Nvidia Bulls Dominate Options Market Amid Signs of Resilient Demand
$NVIDIA Corp(NVDA)$
While the biggest of the block option trades was neutral, the three transactions below that were all bullish with combined premiums of almost $34 million.
Shares of Nvidia have rebounded from an 11-month low, paring this year’s decline, after President Donald Trump softened his tone on tariffs that investors feared could push the global economy into recession, crimping corporate profits. Financial results from two of the chip giant’s biggest customers are also providing an added boost.

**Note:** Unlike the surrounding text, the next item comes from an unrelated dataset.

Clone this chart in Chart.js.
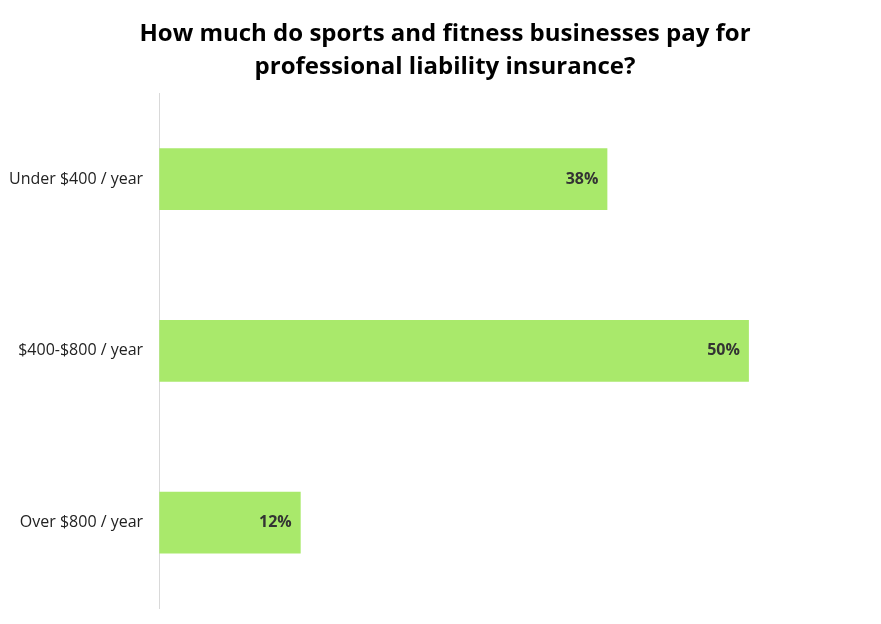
<!DOCTYPE html>
<html>
<head>
<meta charset="utf-8">
<script src="https://cdn.jsdelivr.net/npm/chart.js@4"></script>
<style>
  html, body { margin:0; padding:0; background:#fff; }
  #wrap { width:881px; height:624px; }
</style>
</head>
<body>
<div id="wrap"><canvas id="barChart"></canvas></div>
<script>
// payment ranges and share of businesses (%)
const categories = ['Under $400 / year', '$400-$800 / year', 'Over $800 / year'];
const shares = [38, 50, 12];
const titleLines = ['How much do sports and fitness businesses pay for', 'professional liability insurance?'];

// draws the % value inside the end of each bar
const barLabels = {
  id: 'barLabels',
  afterDatasetsDraw(chart) {
    const { ctx } = chart;
    const meta = chart.getDatasetMeta(0);
    ctx.save();
    ctx.font = 'bold 16px "Open Sans"';
    ctx.fillStyle = '#333';
    ctx.textAlign = 'right';
    ctx.textBaseline = 'middle';
    meta.data.forEach((bar, i) => {
      ctx.fillText(shares[i] + '%', bar.x - 9, bar.y);
    });
    ctx.restore();
  }
};

new Chart(document.getElementById('barChart'), {
  type: 'bar',
  data: {
    labels: categories,
    datasets: [{ data: shares, backgroundColor: '#a9e96b', barPercentage: 0.36, categoryPercentage: 1 }]
  },
  options: {
    indexAxis: 'y',
    responsive: true,
    maintainAspectRatio: false,
    animation: false,
    // negative right padding keeps the title centred on the page
    layout: { padding: { left: 0, right: -9, bottom: 15 } },
    plugins: {
      legend: { display: false },
      tooltip: { enabled: false },
      title: {
        display: true,
        text: titleLines,
        color: '#000',
        font: { family: '"Open Sans"', size: 24, weight: 'bold', lineHeight: 1.4 },
        padding: { top: 17, bottom: 9 }
      }
    },
    scales: {
      x: { display: false, min: 0, max: 61.2 },
      y: {
        grid: { display: false, drawTicks: true, tickLength: 7 },
        border: { color: '#d9d9d9' },
        ticks: { color: '#222', font: { family: '"Open Sans"', size: 16, lineHeight: 0.8 }, padding: 9 }
      }
    }
  },
  plugins: [barLabels]
});
</script>
</body>
</html>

On Thursday, Google-parent Alphabet’s first quarter financial results showed the company’s capital expenditures climbing 43% to $17.2 billion, modestly exceeding Bloomberg consensus that called for $17.1 billion.
“A strong relationship with NVIDIA continues to be a key advantage for us and our customers,” Alphabet CEO Sundar Pichai said in the company’s earnings call with analysts Thursday. “We were the first cloud provider to offer NVIDIA's groundbreaking B200 and GB200 Blackwell GPUs and will be offering their next-generation Vera Rubin GPUs.”
On Wednesday, the Information reported that OpenAI expects revenue to soar to $125 billion in 2029, from $3.7 billion in 2024 as it sees the combined sales from agents and other new products surpassing its popular chatbot.
“OpenAI's internal projections, as reported by the Information, should ease concerns around the monetization of AI-infrastructure spending,” Bloomberg Intelligence analysts Kunjan Sobhani and Oscar Hernandez Tejada wrote in a note. “As a major Nvidia customer, both directly and indirectly via Microsoft and CoreWeave, OpenAI's robust growth trajectory points to sustained demand for AI accelerators and justifies elevated capital spending across the ecosystem.”
News of continued demand from Nvidia’s customers eased worries of potential pullback on spending on artificial intelligence infrastructure from hyperscalers including Google, Amazon and Microsoft.
Nvidia has tumbled more than 17% so far this year amid concerns that economic uncertainty fueled by tariffs could prompt companies to pare their expenditures in AI build-out. Stricter restrictions on chip shipments to China also added to a mountain of worries that weighed down on the biggest player in AI chips.
In mid-April, Nvidia told the Securities and Exchange Commission that it expects charges of as much as $5.5 billion related to its H20 products, after the Trump administration imposed a new license requirement for export of certain semiconductor products to China.